This week has been jam-packed, strap yourselves in for a few words.
First, let’s celebrate some success. I came second out of five in My City, a legacy game which my board game group has been playing for pretty much an entire year. I’m pretty pleased because I’m probably the least competitive person in this group. Well done me, eh? 🥈
I’ve been migrating all of my Node.js side projects to use Conventional Commits and publish releases via Release Please. This is honestly a bit life-changing – it removes a lot of overhead of managing ~20 different libraries.
At the same time, my team at work have finally started writing the boilerplate for a new suite of tools we’re going to publish. It’s hopefully going to make error handling and monitoring our many systems a much easier task. I’m having such a great time.
I’m gonna talk about my role at work properly because I’ve finally made a decision and I’m feeling good about it. Way back at the end of last year I told my boss I wanted to demote myself from Principal Engineer back to being a Senior. I was feeling super burned out (mostly personal stuff really - the trial, Tootsie, the impact of the pandemic) and wanted to be back in my comfort zone which is definitely contributing more directly to the code.
Anna kindly counter-proposed that I embed directly in one of our teams (which really needed an engineer anyway) on a trial basis. I’ve been essentially doing the work of a Senior 2 for quite a few months now, dropping all my principal responsibilities apart from a few related to line management. After a good trial period, I’m just a noticeably happier person, as quite a few people have commented. This week I decided to pull the plug and, pending some reshuffling of job roles, I’ll step down officially soonish.
Despite a fair amount of my reasoning being personal, there are some changes afoot relating to the Principal role in my broader team which are great. I’m pleased to see that efforts are being made to allow Principals to focus more on strategic tech work. I guess I’m not ruling out ever applying for a Principal role again, but this is right for me at the moment (especially considering the rescheduled trial is now looming 😬).
One or two friends questioned why I didn’t just leave the FT. Honestly, it’s really great here, we’re treated very well (as evidenced by how chill and kind my manager has been about my step down), and I like all my colleagues too much.

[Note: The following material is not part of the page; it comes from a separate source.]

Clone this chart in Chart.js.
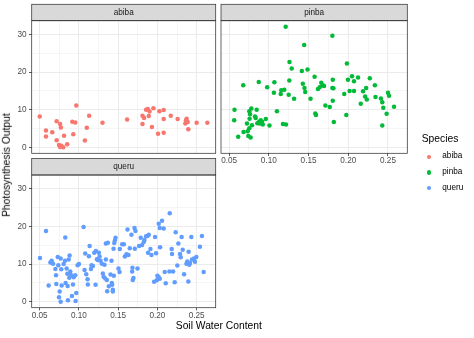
<!DOCTYPE html>
<html><head><meta charset="utf-8">
<script src="https://cdn.jsdelivr.net/npm/chart.js@4.4.0/dist/chart.umd.min.js"></script>
<style>
html,body{margin:0;padding:0;background:#fff;}
body{width:474px;height:338px;position:relative;overflow:hidden;font-family:"Liberation Sans",Arial,sans-serif;}
canvas{position:absolute;}
.t{position:absolute;white-space:nowrap;line-height:1;color:#000;}
.dot{position:absolute;width:4.4px;height:4.4px;border-radius:50%;}
</style></head><body>
<canvas id="cA" width="218" height="156" style="left:0;top:0"></canvas>
<canvas id="cB" width="194" height="172" style="left:216px;top:0"></canvas>
<canvas id="cC" width="218" height="182" style="left:0;top:156px"></canvas>
<div class="t" id="ytitle" style="font-size:10.3px;left:7.2px;top:165px;transform:translate(-50%,-50%) rotate(-90deg);">Photosynthesis Output</div>
<div class="t" id="xtitle" style="font-size:10.3px;left:218.8px;top:321.4px;transform:translateX(-50%);">Soil Water Content</div>
<div id="legend"></div>
<script>
// ---------- data ----------
const species = ['abiba','pinba','queru'];
const speciesColors = ['#F8766D','#00BA38','#619CFF'];

const abibaWater = [0.050,0.058,0.058,0.066,0.0716,0.0716,0.076,0.077,0.0746,0.076,0.0775,0.080,0.081,0.085,0.0915,0.0928,0.0953,0.0966,0.1076,0.110,0.113,0.130,0.1614,0.181,0.181,0.183,0.1856,0.1877,0.189,0.190,0.193,0.195,0.2008,0.2025,0.208,0.208,0.208,0.217,0.2258,0.2356,0.2364,0.2373,0.2386,0.2394,0.250,0.2636];
const abibaPhoto = [8.2,4.5,2.9,4.0,6.9,1.9,6.2,5.3,0.6,0.1,0.4,0.0,3.1,0.8,6.8,3.5,6.6,11.1,1.8,5.2,8.4,6.5,7.4,8.4,6.2,7.8,10.0,10.2,8.3,9.5,5.4,10.4,3.6,9.6,7.5,9.9,3.9,8.4,7.5,6.3,7.2,7.6,6.7,4.8,6.5,6.5];

const pinbaWater = [0.1212,0.180,0.1445,0.126,0.1288,0.1415,0.1487,0.1983,0.0678,0.0873,0.107,0.1258,0.0979,0.1064,0.1157,0.1195,0.125,0.115,0.1428,0.1449,0.1458,0.1318,0.1525,0.1576,0.1618,0.164,0.166,0.1678,0.1695,0.1805,0.180,0.1813,0.1805,0.1712,0.1767,0.1585,0.1593,0.1818,0.1975,0.1949,0.1996,0.2017,0.2047,0.2072,0.2072,0.2123,0.2157,0.2186,0.2212,0.2225,0.2233,0.2271,0.2335,0.2343,0.2411,0.2428,0.2441,0.250,0.2513,0.2483,0.2576,0.2428,0.0568,0.0564,0.0614,0.0682,0.0725,0.0733,0.0742,0.0754,0.0763,0.0758,0.0754,0.0771,0.078,0.0788,0.0826,0.0835,0.0847,0.0856,0.0877,0.0886,0.0898,0.0907,0.0915,0.0924,0.0962,0.1008,0.1102,0.1178,0.1216];
const pinbaPhoto = [32.1,29.7,27.2,22.7,21.0,20.3,20.7,22.3,16.5,17.4,17.3,17.8,16.0,14.5,15.2,15.3,14.0,14.2,16.9,15.8,14.7,12.9,12.9,18.8,15.5,16.0,17.2,16.5,16.3,18.0,15.8,15.7,12.4,11.1,10.7,9.0,8.6,6.7,8.6,14.2,18.0,15.0,18.9,17.6,15.0,18.6,11.6,14.9,13.5,15.8,12.7,18.4,16.5,13.4,13.0,12.0,10.5,14.5,13.7,8.9,10.8,5.8,10.0,7.2,2.8,4.1,6.3,4.3,3.0,9.6,8.8,7.6,5.1,2.6,10.3,5.9,8.2,7.8,10.0,6.4,6.8,6.3,7.2,6.5,6.8,6.1,7.5,5.8,9.6,6.2,6.1];

const queruWater = [0.0504,0.058,0.0614,0.0636,0.0653,0.067,0.070,0.0708,0.0712,0.0729,0.0737,0.0746,0.0754,0.0767,0.0767,0.0775,0.078,0.0805,0.0822,0.0826,0.083,0.0843,0.0852,0.0856,0.086,0.0869,0.0877,0.0881,0.089,0.0898,0.0911,0.0924,0.0932,0.0953,0.0958,0.0966,0.0983,0.100,0.1059,0.1072,0.1093,0.108,0.111,0.1114,0.1127,0.1136,0.1153,0.1161,0.1178,0.1195,0.1212,0.1216,0.1229,0.1242,0.1254,0.1263,0.1275,0.1292,0.1305,0.1314,0.1326,0.1335,0.1343,0.1343,0.1356,0.136,0.1369,0.1381,0.1403,0.1415,0.1419,0.1424,0.1432,0.1432,0.1441,0.145,0.1458,0.1466,0.1445,0.1504,0.1517,0.1521,0.1551,0.1572,0.1585,0.1606,0.1619,0.1631,0.1648,0.1669,0.1678,0.1682,0.1686,0.1695,0.1708,0.1712,0.172,0.1746,0.1767,0.1788,0.1805,0.1826,0.1835,0.1856,0.1873,0.1881,0.189,0.1911,0.1924,0.1958,0.197,0.1983,0.1992,0.200,0.2017,0.2017,0.2030,0.2030,0.2034,0.2059,0.208,0.2093,0.2106,0.2153,0.2157,0.2182,0.2186,0.220,0.222,0.2233,0.2254,0.2267,0.2288,0.2297,0.2309,0.2322,0.234,0.237,0.2381,0.2394,0.2398,0.2407,0.2415,0.2432,0.2441,0.2466,0.2479,0.2496,0.2542,0.2568,0.2589];
const queruPhoto = [11.6,18.8,4.3,10.4,10.9,10.1,8.7,7.0,4.7,11.9,9.7,1.2,2.7,0.0,11.5,8.6,4.3,10.0,10.9,17.1,5.0,8.8,7.4,4.2,0.4,11.2,6.4,12.3,8.0,7.1,1.5,4.6,6.5,7.0,0.2,2.3,9.7,10.0,19.9,8.4,7.3,12.8,6.0,4.6,12.1,14.8,8.7,9.7,9.5,13.0,4.5,13.5,11.3,11.1,13.0,12.0,10.9,10.1,7.5,6.6,9.8,6.2,11.2,15.5,5.8,2.8,15.7,4.1,7.2,10.9,5.0,4.5,3.2,2.7,14.1,15.6,16.3,17.0,6.9,8.8,7.9,14.0,15.3,15.3,12.0,12.6,19.2,12.4,14.2,17.8,8.0,9.0,5.8,6.3,19.6,14.1,18.8,8.8,14.8,17.0,15.1,15.9,16.4,17.4,17.5,13.0,17.8,14.0,12.4,5.3,17.2,12.9,5.7,6.9,6.5,20.7,19.6,6.1,14.5,21.5,19.5,7.9,4.9,8.0,23.5,14.0,12.7,8.0,5.2,18.5,9.6,15.5,12.7,11.8,17.2,13.8,7.3,10.1,10.7,5.4,13.3,9.8,10.3,17.2,11.2,11.5,10.6,11.9,14.6,17.5,7.9];

const xTickValues = [0.05,0.075,0.10,0.125,0.15,0.175,0.20,0.225,0.25];
const xTickLabels = ['0.05','','0.10','','0.15','','0.20','','0.25'];
const yTickValues = [0,5,10,15,20,25,30];
const yTickLabels = ['0','','10','','20','','30'];
const xLimits = [0.0398, 0.2743];
const yLimits = [-1.6, 33.7];

const axisTitleX = 'Soil Water Content';
const axisTitleY = 'Photosynthesis Output';
const legendTitle = 'Species';

// ---------- helpers ----------
const FONT = '"Liberation Sans", Arial, sans-serif';
const TICK_FONT = {family: FONT, size: 8.2};
const STRIP_H = 16.4;

function pairs(xs, ys){ return xs.map((x,i)=>({x:x, y:ys[i]})); }

const panelPlugin = {
  id: 'panel',
  afterDraw(chart, args, opts){
    const ctx = chart.ctx, a = chart.chartArea;
    ctx.save();
    ctx.fillStyle = '#D9D9D9';
    ctx.fillRect(a.left, a.top - STRIP_H, a.right - a.left, STRIP_H);
    ctx.strokeStyle = '#333333';
    ctx.lineWidth = 0.75;
    ctx.strokeRect(a.left, a.top - STRIP_H, a.right - a.left, STRIP_H);
    ctx.strokeRect(a.left, a.top, a.right - a.left, a.bottom - a.top);
    ctx.fillStyle = '#1A1A1A';
    ctx.font = '8.2px ' + FONT;
    ctx.textAlign = 'center';
    ctx.textBaseline = 'middle';
    ctx.fillText(opts.label, (a.left + a.right) / 2, a.top - STRIP_H / 2 + 0.3);
    ctx.restore();
  }
};

function gridOpts(labels, showTicks){
  const major = c => c && labels[c.index] !== undefined && labels[c.index] !== '';
  return {
    color: '#EBEBEB',
    lineWidth: c => major(c) ? 1 : 0.5,
    drawTicks: showTicks,
    tickLength: 2.7,
    tickColor: c => major(c) ? '#333333' : 'rgba(0,0,0,0)',
    tickWidth: 0.8
  };
}

function xScale(showLabels, fitHeight){
  return {
    type: 'linear', position: 'bottom',
    min: xLimits[0], max: xLimits[1],
    afterBuildTicks: s => { s.ticks = xTickValues.map(v => ({value: v})); },
    ticks: {display: showLabels, autoSkip: false, maxRotation: 0, minRotation: 0, padding: 0.3,
            font: TICK_FONT, color: '#4D4D4D', callback: (v, i) => xTickLabels[i]},
    grid: gridOpts(xTickLabels, showLabels),
    border: {display: false},
    afterFit: s => { s.height = fitHeight; s.paddingLeft = 0; s.paddingRight = 0; }
  };
}

function yScale(showLabels, fitWidth){
  return {
    type: 'linear', position: 'left',
    min: yLimits[0], max: yLimits[1],
    afterBuildTicks: s => { s.ticks = yTickValues.map(v => ({value: v})); },
    ticks: {display: showLabels, autoSkip: false, padding: 2.4,
            font: TICK_FONT, color: '#4D4D4D', callback: (v, i) => yTickLabels[i]},
    grid: gridOpts(yTickLabels, showLabels),
    border: {display: false},
    afterFit: s => { s.width = fitWidth; s.paddingTop = 0; s.paddingBottom = 0; }
  };
}

function makePanel(id, idx, xs, ys, o){
  new Chart(document.getElementById(id), {
    type: 'scatter',
    data: {datasets: [{
      label: species[idx],
      data: pairs(xs, ys),
      backgroundColor: speciesColors[idx],
      borderWidth: 0,
      pointRadius: 2.25,
      pointHoverRadius: 2.25
    }]},
    options: {
      responsive: false, animation: false, devicePixelRatio: 1, events: [],
      layout: {autoPadding: false, padding: o.padding},
      plugins: {legend: {display: false}, tooltip: {enabled: false}, title: {display: false},
                panel: {label: species[idx]}},
      scales: {
        x: xScale(o.xLabels, o.xFit),
        y: yScale(o.yLabels, o.yFit)
      }
    },
    plugins: [panelPlugin]
  });
}

// abiba: canvas (0,0) 218x156 -> plot 31.7..215.7 x 20.7..153.3
makePanel('cA', 0, abibaWater, abibaPhoto,
  {padding: {top: 20.7, left: 0, right: 2.3, bottom: 2.7}, xLabels: false, xFit: 0, yLabels: true, yFit: 31.7});
// pinba: canvas (216,0) 194x172 -> plot 221..407.3 x 20.7..153.3
makePanel('cB', 1, pinbaWater, pinbaPhoto,
  {padding: {top: 20.7, left: 5, right: 2.7, bottom: 0}, xLabels: true, xFit: 18.7, yLabels: false, yFit: 0});
// queru: canvas (0,156) 218x182 -> plot 31.7..215.7 x 175..307.7
makePanel('cC', 2, queruWater, queruPhoto,
  {padding: {top: 19, left: 0, right: 2.3, bottom: 0}, xLabels: true, xFit: 30.3, yLabels: true, yFit: 31.7});

// ---------- legend ----------
const lg = document.getElementById('legend');
const lt = document.createElement('div');
lt.className = 't'; lt.style.fontSize = '10.3px'; lt.style.left = '421.7px'; lt.style.top = '133.7px';
lt.textContent = legendTitle; lg.appendChild(lt);
const keyY = [156.7, 172.5, 188.3];
species.forEach((s, i) => {
  const d = document.createElement('div');
  d.className = 'dot'; d.style.background = speciesColors[i];
  d.style.left = (429.3 - 2.2) + 'px'; d.style.top = (keyY[i] - 2.2) + 'px';
  lg.appendChild(d);
  const t = document.createElement('div');
  t.className = 't'; t.style.fontSize = '8.2px'; t.style.left = '442.3px'; t.style.top = (keyY[i] - 4.3) + 'px';
  t.textContent = s; lg.appendChild(t);
});
document.getElementById('xtitle').textContent = axisTitleX;
document.getElementById('ytitle').textContent = axisTitleY;
</script>
</body></html>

Speaking of lovely colleagues, I saw a lot of them this week as I ramp up my office visits. I think I’m finding a 2/3 day split in favour of working at home is actually really good for me.
On Friday I went to a club for the first time in who knows how long. Is it inadvisable still? Probably. Did I have the best time? Yes absolutely. We went to Oslo’s 2000s Bangers night and I danced and sang for several solid hours. I love a 2000s banger. Still covid-free based on a few tests, but I’m hoping I’m still pretty safe based on how recently I had it.
On Saturday we met up with Luke to get Zabardast which is one of the places I definitely miss from living in Waterloo. We sat outside in the sun and looked at how much his flat has changed since we were there last. We got home nice and early and made a Rhubarb crumble tart.
We took the tart with us to visit Charlotte’s grandparents on Sunday and had a lovely time. We haven’t seen them at all over the course of the pandemic and it was great to catch up. We went for a short walk through some bluebell-filled woods, got fed well, and were complimented on our baking.